▶ [WORK TO DO]
Type out all the records word for word. Any pictures are to be left out.
---------- DATASET
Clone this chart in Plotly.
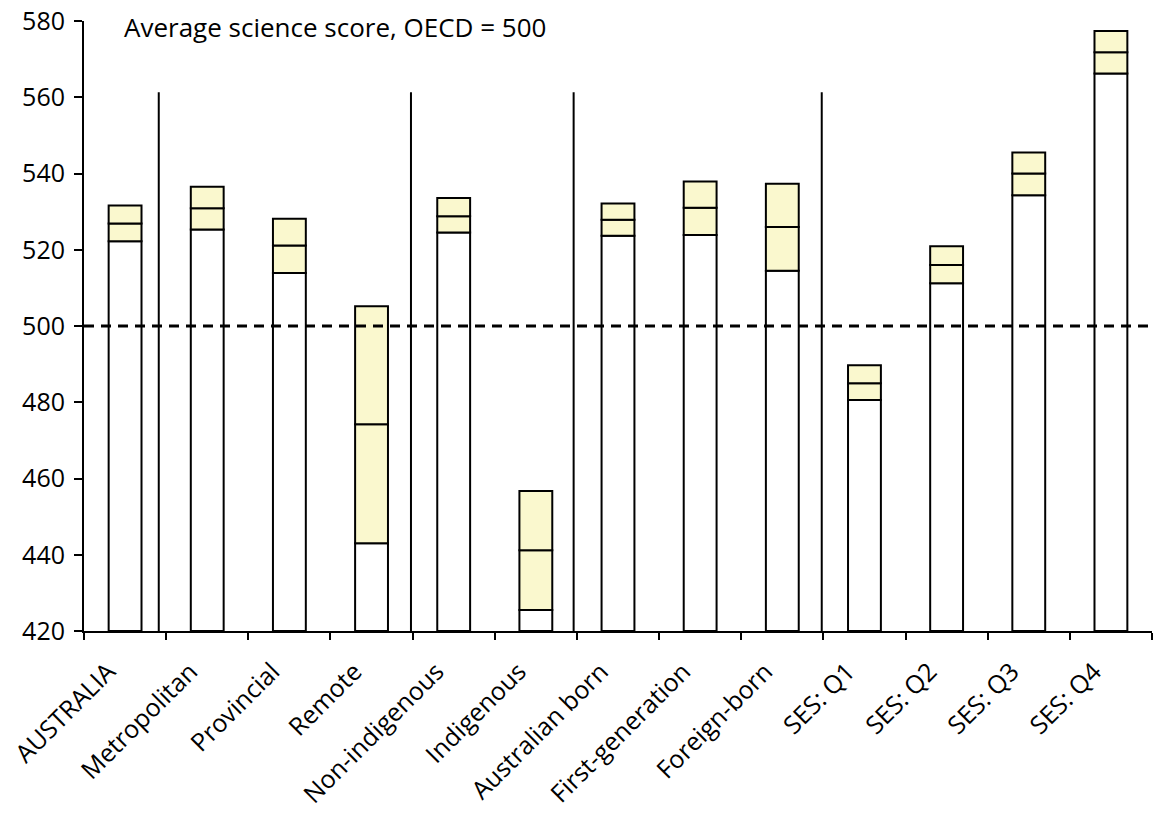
import plotly.graph_objects as go

# PISA science scores by student group: lower bound, mean, upper bound of 95% CI
categories = ["AUSTRALIA", "Metropolitan", "Provincial", "Remote", "Non-indigenous",
              "Indigenous", "Australian born", "First-generation", "Foreign-born",
              "SES: Q1", "SES: Q2", "SES: Q3", "SES: Q4"]
lower = [522.2, 525.3, 513.9, 443.0, 524.5, 425.5, 523.7, 523.9, 514.5, 480.6, 511.2, 534.3, 566.2]
mean = [526.9, 530.9, 521.1, 474.2, 528.8, 441.2, 527.9, 531.0, 526.0, 485.0, 516.0, 540.0, 571.8]
upper = [531.6, 536.5, 528.1, 505.2, 533.6, 456.7, 532.1, 537.9, 537.3, 489.7, 520.9, 545.5, 577.4]

oecd_avg = 500
y_min, y_max = 420, 580
y_ticks = [420, 440, 460, 480, 500, 520, 540, 560, 580]
# group dividers (category-index coordinates) and their top value
dividers = [0.41, 3.48, 5.46, 8.48]
divider_top = 561.3

FILL = "rgb(250,248,206)"
FONT = "Open Sans"

x = list(range(len(categories)))
bw = 0.4
outline = dict(color="black", width=2)

fig = go.Figure()
# white part of each column: axis floor up to lower bound
fig.add_trace(go.Bar(x=x, y=[l - y_min for l in lower], base=[y_min] * len(x), width=bw,
                     marker=dict(color="white", line=outline), hoverinfo="skip"))
# lower half of the confidence band
fig.add_trace(go.Bar(x=x, y=[m - l for m, l in zip(mean, lower)], base=lower, width=bw,
                     marker=dict(color=FILL, line=outline), hoverinfo="skip"))
# upper half of the confidence band
fig.add_trace(go.Bar(x=x, y=[u - m for u, m in zip(upper, mean)], base=mean, width=bw,
                     marker=dict(color=FILL, line=outline), hoverinfo="skip"))

shapes = [dict(type="line", xref="x", yref="y", x0=d, x1=d, y0=y_min, y1=divider_top,
               line=dict(color="black", width=2)) for d in dividers]
shapes.append(dict(type="line", xref="paper", yref="y", x0=0, x1=1, y0=oecd_avg, y1=oecd_avg,
                   line=dict(color="black", width=3, dash="10px,7px"), layer="above"))

fig.update_layout(
    width=1153, height=814,
    margin=dict(l=84, r=1, t=21, b=183),
    paper_bgcolor="white", plot_bgcolor="white",
    barmode="overlay", showlegend=False,
    font=dict(family=FONT, size=25, color="black"),
    shapes=shapes,
    xaxis=dict(
        range=[-0.5, len(categories) - 0.5], automargin=False,
        tickmode="array", tickvals=x, ticktext=categories,
        tickangle=-45, ticks="", showgrid=False, zeroline=False,
        showline=True, linecolor="black", linewidth=2,
        tickfont=dict(family=FONT, size=25),
        ticklabelshift=-17, ticklabelstandoff=14,
        minor=dict(tickmode="array", tickvals=[i - 0.5 for i in range(len(categories) + 1)],
                   ticks="outside", ticklen=7, tickwidth=2, tickcolor="black", showgrid=False),
    ),
    yaxis=dict(
        range=[y_min, y_max], tickmode="array", tickvals=y_ticks, automargin=False,
        ticks="outside", ticklen=8, tickwidth=2, tickcolor="black",
        showgrid=False, zeroline=False,
        showline=True, linecolor="black", linewidth=2,
        tickfont=dict(family=FONT, size=25), ticklabelstandoff=4,
    ),
    annotations=[dict(text="Average science score, OECD = 500", xref="paper", yref="paper",
                      x=0.036, y=1.0, xanchor="left", yanchor="middle", yshift=-6,
                      showarrow=False, font=dict(family=FONT, size=26))],
)

fig.write_html("out.html")
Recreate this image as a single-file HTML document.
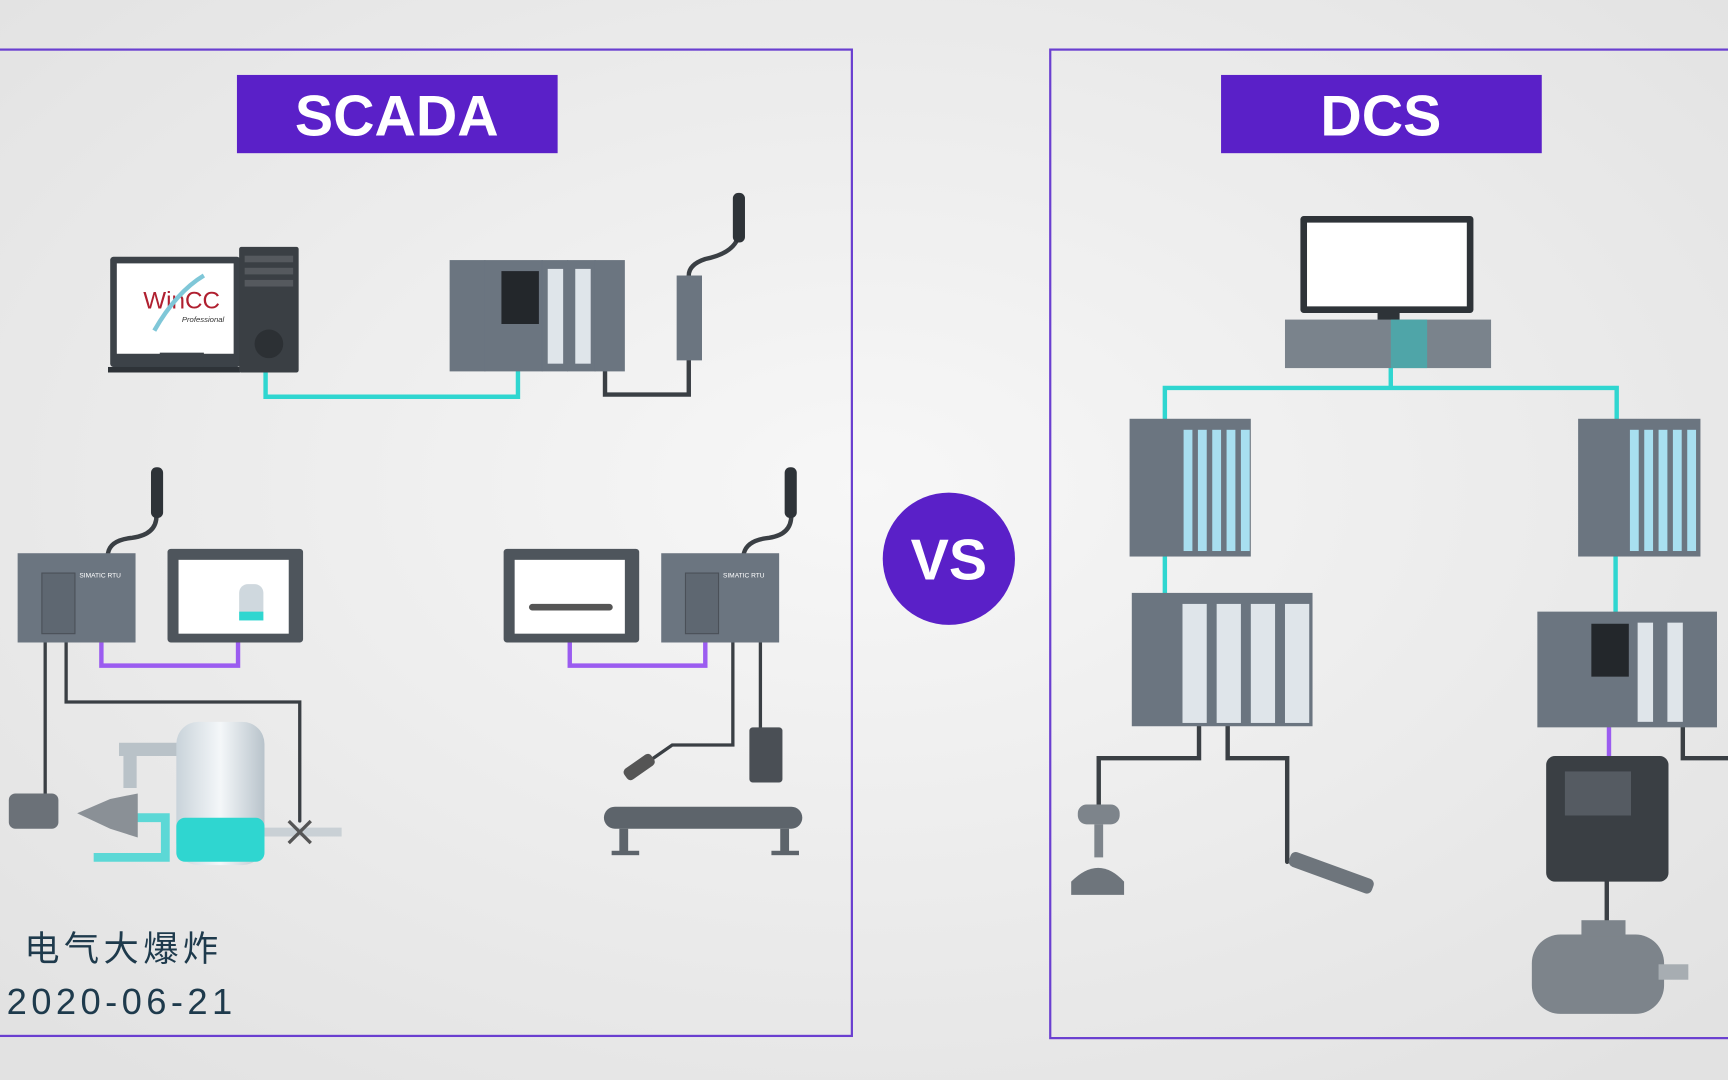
--------------------
▶ [RIGHT ANSWER]
Clone this chart in Plotly.
import plotly.graph_objects as go

# PISA science scores by student group: lower bound, mean, upper bound of 95% CI
categories = ["AUSTRALIA", "Metropolitan", "Provincial", "Remote", "Non-indigenous",
              "Indigenous", "Australian born", "First-generation", "Foreign-born",
              "SES: Q1", "SES: Q2", "SES: Q3", "SES: Q4"]
lower = [522.2, 525.3, 513.9, 443.0, 524.5, 425.5, 523.7, 523.9, 514.5, 480.6, 511.2, 534.3, 566.2]
mean = [526.9, 530.9, 521.1, 474.2, 528.8, 441.2, 527.9, 531.0, 526.0, 485.0, 516.0, 540.0, 571.8]
upper = [531.6, 536.5, 528.1, 505.2, 533.6, 456.7, 532.1, 537.9, 537.3, 489.7, 520.9, 545.5, 577.4]

oecd_avg = 500
y_min, y_max = 420, 580
y_ticks = [420, 440, 460, 480, 500, 520, 540, 560, 580]
# group dividers (category-index coordinates) and their top value
dividers = [0.41, 3.48, 5.46, 8.48]
divider_top = 561.3

FILL = "rgb(250,248,206)"
FONT = "Open Sans"

x = list(range(len(categories)))
bw = 0.4
outline = dict(color="black", width=2)

fig = go.Figure()
# white part of each column: axis floor up to lower bound
fig.add_trace(go.Bar(x=x, y=[l - y_min for l in lower], base=[y_min] * len(x), width=bw,
                     marker=dict(color="white", line=outline), hoverinfo="skip"))
# lower half of the confidence band
fig.add_trace(go.Bar(x=x, y=[m - l for m, l in zip(mean, lower)], base=lower, width=bw,
                     marker=dict(color=FILL, line=outline), hoverinfo="skip"))
# upper half of the confidence band
fig.add_trace(go.Bar(x=x, y=[u - m for u, m in zip(upper, mean)], base=mean, width=bw,
                     marker=dict(color=FILL, line=outline), hoverinfo="skip"))

shapes = [dict(type="line", xref="x", yref="y", x0=d, x1=d, y0=y_min, y1=divider_top,
               line=dict(color="black", width=2)) for d in dividers]
shapes.append(dict(type="line", xref="paper", yref="y", x0=0, x1=1, y0=oecd_avg, y1=oecd_avg,
                   line=dict(color="black", width=3, dash="10px,7px"), layer="above"))

fig.update_layout(
    width=1153, height=814,
    margin=dict(l=84, r=1, t=21, b=183),
    paper_bgcolor="white", plot_bgcolor="white",
    barmode="overlay", showlegend=False,
    font=dict(family=FONT, size=25, color="black"),
    shapes=shapes,
    xaxis=dict(
        range=[-0.5, len(categories) - 0.5], automargin=False,
        tickmode="array", tickvals=x, ticktext=categories,
        tickangle=-45, ticks="", showgrid=False, zeroline=False,
        showline=True, linecolor="black", linewidth=2,
        tickfont=dict(family=FONT, size=25),
        ticklabelshift=-17, ticklabelstandoff=14,
        minor=dict(tickmode="array", tickvals=[i - 0.5 for i in range(len(categories) + 1)],
                   ticks="outside", ticklen=7, tickwidth=2, tickcolor="black", showgrid=False),
    ),
    yaxis=dict(
        range=[y_min, y_max], tickmode="array", tickvals=y_ticks, automargin=False,
        ticks="outside", ticklen=8, tickwidth=2, tickcolor="black",
        showgrid=False, zeroline=False,
        showline=True, linecolor="black", linewidth=2,
        tickfont=dict(family=FONT, size=25), ticklabelstandoff=4,
    ),
    annotations=[dict(text="Average science score, OECD = 500", xref="paper", yref="paper",
                      x=0.036, y=1.0, xanchor="left", yanchor="middle", yshift=-6,
                      showarrow=False, font=dict(family=FONT, size=26))],
)

fig.write_html("out.html")
Recreate this image as a single-file HTML document.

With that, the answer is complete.